Introducing the Gretsch G9500 Jim Dandy
The Gretsch Jim Dandy acoustic guitar is an affordable model meant for the guitarist on a budget. This parlor style guitar is a no-frills instrument that promises to deliver the tone of classic small format guitars at a very low price. While it isn’t really comparable to a high-end parlor style like the Cordoba C10, the Jim Dandy stands up fairly well on its merits as an inexpensive guitar.
- Sounds like a vintage parlor style guitar
- Sunburst finish adds a classic look to the guitar
- Very low price point makes it accessible to almost everyone
- Agathis body isn’t as tonally rich as higher end woods
- 18-fret fingerboard limits upper registers somewhat
- Finish has noticeable flaws
Why the Gretsch Jim Dandy?
Neck and Body
The back, sides, and top of this guitar’s body are all Agathis, an inexpensive pinewood used widely in budget electrics and acoustics alike. While the use of this wood keeps the price down, there are some tonal sacrifices involved. Agathis has a sound that’s similar to mahogany or basswood but lacks the sustain of either one of these woods. X-bracing inside the body helps with projection and adds a bit of true vintage tone to the guitar.
The neck of the Gretsch G9500 Jim Dandy is a C-shaped nato neck with a rosewood fretboard. Nato is a wood used in place of mahogany on less expensive guitars, and it can actually have a fairly good tone. The neck is comfortable for playing, though the 24-inch scale seems a bit short and the use of 18 instead of the standard 19 frets limits what you can do with the upper range of the guitar.
For a cheap guitar, the Jim Dandy’s hardware is fairly good. On this guitar, you’ll find Gretsch’s classic open-back style tuning machines, as well as a compensated saddle that helps keep strings stable and in tune. The nut is made of plastic, but that’s something you have to expect on a guitar in this price range.
It’s worth noting that this guitar doesn’t feature any kind of electronics. Once again, this is a budget guitar, and the decision not to put a pickup or preamp into it helps to keep the price down.
Sound and Tone
For what it is, the Gretsch Jim Dandy performs quite well in terms of tone. The strength of this guitar is definitely in its tight mids and twangy treble, both of which make it suitable for classic acoustic blues and country. The lows could be a bit more pronounced, but overall the tone is reasonably well balanced. Ditch the pick and give fingerpicking a try, because this guitar sounds just right when used in classic country fingerpicking styles.
If you want to get a tone that reminds you of the 1920s and 30s on a budget, this guitar is for you. It isn’t especially versatile, but it does what it’s intended to do quite well.
Action, Fit and Finish
The build of this guitar is quite good for its price range.
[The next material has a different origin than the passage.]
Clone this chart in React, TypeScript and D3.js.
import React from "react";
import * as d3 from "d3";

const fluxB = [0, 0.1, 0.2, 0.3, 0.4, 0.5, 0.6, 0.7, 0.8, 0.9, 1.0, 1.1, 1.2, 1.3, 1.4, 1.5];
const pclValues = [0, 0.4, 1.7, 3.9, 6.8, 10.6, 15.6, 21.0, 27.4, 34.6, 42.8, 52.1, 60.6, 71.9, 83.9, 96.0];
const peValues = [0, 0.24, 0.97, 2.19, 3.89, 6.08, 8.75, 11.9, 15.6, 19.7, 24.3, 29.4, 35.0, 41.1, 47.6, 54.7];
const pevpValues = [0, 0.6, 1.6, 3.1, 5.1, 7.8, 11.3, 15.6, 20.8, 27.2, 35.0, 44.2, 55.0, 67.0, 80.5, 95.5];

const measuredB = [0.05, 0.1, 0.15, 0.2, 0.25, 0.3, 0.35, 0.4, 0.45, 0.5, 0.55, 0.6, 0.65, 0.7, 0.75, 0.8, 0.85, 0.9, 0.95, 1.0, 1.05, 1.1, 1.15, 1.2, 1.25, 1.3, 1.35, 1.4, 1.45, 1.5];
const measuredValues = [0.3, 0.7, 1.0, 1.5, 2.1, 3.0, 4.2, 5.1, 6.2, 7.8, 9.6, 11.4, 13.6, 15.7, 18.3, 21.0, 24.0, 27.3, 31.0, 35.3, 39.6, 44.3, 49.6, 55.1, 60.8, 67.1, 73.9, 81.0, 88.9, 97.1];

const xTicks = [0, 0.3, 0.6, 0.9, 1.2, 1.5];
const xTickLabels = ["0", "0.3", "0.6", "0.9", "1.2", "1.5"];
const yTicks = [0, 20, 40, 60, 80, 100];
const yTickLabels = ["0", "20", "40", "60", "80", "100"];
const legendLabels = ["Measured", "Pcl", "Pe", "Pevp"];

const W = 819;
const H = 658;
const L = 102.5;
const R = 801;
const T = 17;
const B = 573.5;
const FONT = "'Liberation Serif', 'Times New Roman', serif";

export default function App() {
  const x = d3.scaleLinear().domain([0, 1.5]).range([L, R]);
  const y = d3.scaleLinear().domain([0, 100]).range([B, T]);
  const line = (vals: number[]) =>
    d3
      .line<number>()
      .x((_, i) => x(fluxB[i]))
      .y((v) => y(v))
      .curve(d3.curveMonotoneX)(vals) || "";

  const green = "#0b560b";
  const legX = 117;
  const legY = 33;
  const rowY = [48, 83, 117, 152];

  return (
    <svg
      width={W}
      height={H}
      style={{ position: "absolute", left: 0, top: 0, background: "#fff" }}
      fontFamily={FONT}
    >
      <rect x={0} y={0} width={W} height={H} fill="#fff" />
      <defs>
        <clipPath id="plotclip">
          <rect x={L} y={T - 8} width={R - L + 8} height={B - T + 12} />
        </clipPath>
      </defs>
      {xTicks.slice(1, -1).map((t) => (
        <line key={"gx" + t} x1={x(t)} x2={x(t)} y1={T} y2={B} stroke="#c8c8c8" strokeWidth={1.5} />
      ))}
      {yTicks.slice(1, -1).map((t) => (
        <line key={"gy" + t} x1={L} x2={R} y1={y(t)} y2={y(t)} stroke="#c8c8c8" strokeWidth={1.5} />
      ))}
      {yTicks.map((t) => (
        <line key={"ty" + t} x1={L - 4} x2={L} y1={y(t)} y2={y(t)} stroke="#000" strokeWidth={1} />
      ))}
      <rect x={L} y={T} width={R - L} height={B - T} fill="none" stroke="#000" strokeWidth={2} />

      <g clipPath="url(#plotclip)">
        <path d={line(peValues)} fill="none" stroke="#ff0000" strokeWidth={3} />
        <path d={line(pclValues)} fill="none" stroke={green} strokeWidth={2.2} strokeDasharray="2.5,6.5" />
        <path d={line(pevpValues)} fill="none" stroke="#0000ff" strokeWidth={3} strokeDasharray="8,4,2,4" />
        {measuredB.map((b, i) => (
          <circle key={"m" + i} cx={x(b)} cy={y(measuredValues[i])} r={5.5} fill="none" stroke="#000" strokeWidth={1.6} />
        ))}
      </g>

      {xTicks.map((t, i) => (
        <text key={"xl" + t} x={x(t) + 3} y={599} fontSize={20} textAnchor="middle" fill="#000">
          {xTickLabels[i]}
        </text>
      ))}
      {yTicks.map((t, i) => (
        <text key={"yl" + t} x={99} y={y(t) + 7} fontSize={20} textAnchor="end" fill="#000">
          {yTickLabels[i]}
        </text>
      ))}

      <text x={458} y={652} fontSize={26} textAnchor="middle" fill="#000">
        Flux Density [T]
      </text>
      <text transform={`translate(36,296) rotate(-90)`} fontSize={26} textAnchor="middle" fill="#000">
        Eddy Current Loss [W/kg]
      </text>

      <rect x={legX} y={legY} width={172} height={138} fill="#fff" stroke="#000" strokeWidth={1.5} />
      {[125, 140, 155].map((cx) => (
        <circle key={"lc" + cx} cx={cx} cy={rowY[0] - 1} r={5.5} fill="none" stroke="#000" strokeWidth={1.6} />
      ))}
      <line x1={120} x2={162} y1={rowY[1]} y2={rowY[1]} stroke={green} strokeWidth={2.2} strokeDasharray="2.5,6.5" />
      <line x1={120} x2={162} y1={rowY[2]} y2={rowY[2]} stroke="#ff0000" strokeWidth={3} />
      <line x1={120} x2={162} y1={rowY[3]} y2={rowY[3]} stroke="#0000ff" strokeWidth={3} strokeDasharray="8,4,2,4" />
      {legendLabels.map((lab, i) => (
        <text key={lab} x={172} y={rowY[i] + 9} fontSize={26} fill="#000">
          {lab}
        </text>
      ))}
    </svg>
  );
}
You’ll have no trouble playing it right out the box without additional setup or adjustments.
Although it has a nice tone and is built well, the G9500 Jim Dandy has some pretty serious finish issues. The lacquered finish is uneven and has some fairly noticeable flaws in it. A lack of trim makes this guitar feel even cheaper than it really is.
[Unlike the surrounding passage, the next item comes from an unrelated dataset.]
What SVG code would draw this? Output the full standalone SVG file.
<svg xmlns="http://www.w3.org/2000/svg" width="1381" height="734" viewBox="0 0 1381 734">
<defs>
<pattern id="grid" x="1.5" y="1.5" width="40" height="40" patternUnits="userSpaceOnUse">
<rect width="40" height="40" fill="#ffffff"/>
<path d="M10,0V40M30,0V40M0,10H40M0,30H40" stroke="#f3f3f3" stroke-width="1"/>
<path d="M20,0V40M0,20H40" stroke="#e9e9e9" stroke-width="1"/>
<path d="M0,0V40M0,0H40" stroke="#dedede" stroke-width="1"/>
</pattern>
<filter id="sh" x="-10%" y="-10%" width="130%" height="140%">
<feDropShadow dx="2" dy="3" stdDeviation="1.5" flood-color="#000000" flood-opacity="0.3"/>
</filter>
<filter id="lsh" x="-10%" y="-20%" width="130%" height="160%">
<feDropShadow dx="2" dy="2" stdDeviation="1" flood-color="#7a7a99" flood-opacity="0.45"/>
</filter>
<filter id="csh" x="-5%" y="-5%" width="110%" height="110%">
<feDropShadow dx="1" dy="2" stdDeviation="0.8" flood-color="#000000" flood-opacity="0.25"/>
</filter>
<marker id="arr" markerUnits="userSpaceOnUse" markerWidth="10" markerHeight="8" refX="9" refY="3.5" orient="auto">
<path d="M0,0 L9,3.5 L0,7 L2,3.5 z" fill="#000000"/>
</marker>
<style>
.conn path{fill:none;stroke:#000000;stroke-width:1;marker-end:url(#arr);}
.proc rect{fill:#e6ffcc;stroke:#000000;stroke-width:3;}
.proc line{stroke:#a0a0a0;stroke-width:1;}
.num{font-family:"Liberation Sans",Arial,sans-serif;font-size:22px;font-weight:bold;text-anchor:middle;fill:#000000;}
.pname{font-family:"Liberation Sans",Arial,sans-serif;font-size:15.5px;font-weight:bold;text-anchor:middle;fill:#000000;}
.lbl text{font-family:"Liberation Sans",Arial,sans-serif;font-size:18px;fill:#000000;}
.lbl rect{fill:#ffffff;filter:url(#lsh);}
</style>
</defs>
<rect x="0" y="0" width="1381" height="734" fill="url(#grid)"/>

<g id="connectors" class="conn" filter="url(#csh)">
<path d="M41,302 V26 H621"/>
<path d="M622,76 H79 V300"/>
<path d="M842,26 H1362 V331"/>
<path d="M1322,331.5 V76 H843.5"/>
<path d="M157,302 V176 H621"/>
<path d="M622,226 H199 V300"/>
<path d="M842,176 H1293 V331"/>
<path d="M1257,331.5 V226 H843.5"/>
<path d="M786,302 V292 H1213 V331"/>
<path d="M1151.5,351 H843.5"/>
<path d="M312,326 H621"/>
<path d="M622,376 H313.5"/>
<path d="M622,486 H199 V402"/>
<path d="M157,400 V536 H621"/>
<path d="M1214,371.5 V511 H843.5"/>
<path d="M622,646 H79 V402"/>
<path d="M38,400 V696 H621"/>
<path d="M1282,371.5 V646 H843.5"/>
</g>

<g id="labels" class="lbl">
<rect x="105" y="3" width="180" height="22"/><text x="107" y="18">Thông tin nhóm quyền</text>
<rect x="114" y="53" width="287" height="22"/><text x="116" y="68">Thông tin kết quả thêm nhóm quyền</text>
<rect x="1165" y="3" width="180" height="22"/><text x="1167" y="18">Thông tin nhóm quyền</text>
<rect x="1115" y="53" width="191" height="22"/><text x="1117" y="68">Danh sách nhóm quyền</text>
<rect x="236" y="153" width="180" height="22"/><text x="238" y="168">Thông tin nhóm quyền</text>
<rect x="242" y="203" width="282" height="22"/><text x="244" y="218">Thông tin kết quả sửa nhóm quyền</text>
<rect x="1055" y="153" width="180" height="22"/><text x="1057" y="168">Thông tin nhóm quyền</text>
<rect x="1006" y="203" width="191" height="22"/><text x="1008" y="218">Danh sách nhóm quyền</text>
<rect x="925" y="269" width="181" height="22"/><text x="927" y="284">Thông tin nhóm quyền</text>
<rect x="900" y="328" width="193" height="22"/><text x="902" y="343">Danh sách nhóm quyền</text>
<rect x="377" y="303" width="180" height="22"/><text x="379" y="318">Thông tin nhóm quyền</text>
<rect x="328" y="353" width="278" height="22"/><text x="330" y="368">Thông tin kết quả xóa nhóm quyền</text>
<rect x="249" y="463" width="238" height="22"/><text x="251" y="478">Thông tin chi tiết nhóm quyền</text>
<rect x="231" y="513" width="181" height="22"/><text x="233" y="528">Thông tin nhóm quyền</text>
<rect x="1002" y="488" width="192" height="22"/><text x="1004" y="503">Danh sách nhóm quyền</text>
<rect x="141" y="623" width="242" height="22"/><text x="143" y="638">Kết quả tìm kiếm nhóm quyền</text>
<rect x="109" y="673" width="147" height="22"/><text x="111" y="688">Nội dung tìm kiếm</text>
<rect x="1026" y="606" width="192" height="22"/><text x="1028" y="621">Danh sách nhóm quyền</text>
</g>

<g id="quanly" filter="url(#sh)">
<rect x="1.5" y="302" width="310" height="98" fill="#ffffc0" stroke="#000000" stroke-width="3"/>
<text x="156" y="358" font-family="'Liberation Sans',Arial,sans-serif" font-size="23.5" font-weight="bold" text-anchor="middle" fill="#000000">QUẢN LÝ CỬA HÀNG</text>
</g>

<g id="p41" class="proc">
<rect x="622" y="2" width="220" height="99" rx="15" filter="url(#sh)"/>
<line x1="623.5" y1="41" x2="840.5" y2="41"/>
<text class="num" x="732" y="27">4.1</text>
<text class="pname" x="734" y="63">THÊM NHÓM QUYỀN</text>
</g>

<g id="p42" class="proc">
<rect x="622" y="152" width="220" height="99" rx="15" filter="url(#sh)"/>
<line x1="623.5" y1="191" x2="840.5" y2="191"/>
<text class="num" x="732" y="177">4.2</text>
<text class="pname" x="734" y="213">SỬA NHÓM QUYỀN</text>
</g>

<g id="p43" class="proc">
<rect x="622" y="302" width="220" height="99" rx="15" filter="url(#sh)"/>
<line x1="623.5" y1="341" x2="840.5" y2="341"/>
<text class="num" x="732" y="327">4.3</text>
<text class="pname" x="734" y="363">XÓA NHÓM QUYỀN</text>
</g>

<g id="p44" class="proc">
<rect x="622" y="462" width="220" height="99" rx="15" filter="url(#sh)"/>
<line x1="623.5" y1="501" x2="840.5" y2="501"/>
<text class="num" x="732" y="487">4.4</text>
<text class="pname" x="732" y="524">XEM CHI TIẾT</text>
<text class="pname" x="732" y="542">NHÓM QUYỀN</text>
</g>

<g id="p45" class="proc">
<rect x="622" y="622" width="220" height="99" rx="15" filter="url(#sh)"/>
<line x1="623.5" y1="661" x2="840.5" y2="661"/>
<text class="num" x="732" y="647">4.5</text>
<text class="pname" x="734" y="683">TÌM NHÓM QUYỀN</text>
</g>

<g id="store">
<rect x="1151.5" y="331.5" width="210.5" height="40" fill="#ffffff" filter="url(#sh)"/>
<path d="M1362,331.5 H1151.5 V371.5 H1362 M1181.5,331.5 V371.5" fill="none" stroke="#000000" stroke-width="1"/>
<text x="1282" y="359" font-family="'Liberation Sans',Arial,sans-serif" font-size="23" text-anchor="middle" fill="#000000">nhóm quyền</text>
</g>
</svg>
Overall, this guitar’s looks are rough and uneven, but that may not bother you if you’re looking for that old-school country or blues tone. In fact, the sunburst color, 50s-style headstock and imperfect finish combine to make the guitar look as vintage as it sounds.
Reliability and Durability
Gretsch has always been known for building guitars that last, and the G9500 Jim Dandy is no exception. If you’re looking for an inexpensive travel guitar that can stand up to life on the road, this may be the right instrument for you. The plastic nut will probably wear out with time, but that’s the only serious wear and tear concern you should have when buying this guitar, and they’re cheap to replace.
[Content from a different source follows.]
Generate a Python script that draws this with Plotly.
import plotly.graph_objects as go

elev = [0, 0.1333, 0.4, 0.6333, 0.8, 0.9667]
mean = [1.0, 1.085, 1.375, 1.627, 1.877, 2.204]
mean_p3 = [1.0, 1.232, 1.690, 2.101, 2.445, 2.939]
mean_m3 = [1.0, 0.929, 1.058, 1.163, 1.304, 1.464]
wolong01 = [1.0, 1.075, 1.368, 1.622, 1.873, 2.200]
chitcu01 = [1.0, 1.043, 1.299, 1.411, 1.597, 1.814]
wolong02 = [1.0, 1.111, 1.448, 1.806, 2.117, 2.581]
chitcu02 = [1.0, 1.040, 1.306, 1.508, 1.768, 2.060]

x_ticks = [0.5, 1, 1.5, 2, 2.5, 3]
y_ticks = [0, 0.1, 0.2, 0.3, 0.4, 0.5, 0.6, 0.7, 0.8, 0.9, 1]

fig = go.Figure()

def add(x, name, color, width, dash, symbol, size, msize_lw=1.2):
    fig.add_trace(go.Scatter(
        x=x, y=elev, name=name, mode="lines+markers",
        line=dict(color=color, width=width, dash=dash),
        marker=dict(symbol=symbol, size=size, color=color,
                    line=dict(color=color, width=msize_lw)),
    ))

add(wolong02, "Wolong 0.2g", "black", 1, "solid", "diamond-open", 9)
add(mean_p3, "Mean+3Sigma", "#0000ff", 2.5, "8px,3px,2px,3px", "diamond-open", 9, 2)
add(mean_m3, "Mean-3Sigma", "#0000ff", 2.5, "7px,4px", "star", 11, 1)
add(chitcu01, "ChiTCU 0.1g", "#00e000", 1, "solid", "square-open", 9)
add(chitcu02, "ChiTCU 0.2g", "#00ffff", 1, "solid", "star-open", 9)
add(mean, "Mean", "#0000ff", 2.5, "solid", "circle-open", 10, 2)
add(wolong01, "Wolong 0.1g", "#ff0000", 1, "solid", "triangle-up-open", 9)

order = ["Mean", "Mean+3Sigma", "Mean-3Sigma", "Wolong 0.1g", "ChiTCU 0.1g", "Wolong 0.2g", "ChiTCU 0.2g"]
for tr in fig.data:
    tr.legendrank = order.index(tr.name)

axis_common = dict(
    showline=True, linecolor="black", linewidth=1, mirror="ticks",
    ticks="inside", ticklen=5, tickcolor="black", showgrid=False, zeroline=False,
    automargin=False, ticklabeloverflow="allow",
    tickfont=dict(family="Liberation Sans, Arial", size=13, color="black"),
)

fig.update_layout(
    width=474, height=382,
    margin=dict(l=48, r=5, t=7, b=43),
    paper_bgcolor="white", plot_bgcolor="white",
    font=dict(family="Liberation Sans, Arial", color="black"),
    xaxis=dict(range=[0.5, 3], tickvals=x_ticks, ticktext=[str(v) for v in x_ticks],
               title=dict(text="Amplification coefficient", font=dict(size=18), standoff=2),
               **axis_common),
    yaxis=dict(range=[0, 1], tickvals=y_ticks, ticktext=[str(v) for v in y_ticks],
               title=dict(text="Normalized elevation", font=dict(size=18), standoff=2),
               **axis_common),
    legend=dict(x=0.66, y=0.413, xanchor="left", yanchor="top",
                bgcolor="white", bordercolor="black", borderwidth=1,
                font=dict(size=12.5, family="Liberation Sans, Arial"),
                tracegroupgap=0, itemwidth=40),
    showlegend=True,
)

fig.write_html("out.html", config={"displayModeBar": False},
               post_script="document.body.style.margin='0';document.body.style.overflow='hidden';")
While the Gretsch Jim Dandy acoustic guitar isn’t a bad value, there are better buys out there. This guitar does deliver a reasonably good tone at a price anyone can afford. The problem is that too many sacrifices were made to keep the price in line, especially in terms of wood choice.
If you need a guitar on a very tight budget, there’s nothing wrong with the Jim Dandy. If you can afford to spend even a little extra, though, the Fender CP-60S is a better value. On the whole, the Jim Dandy just isn’t the best parlor guitar you can get in a budget-friendly range.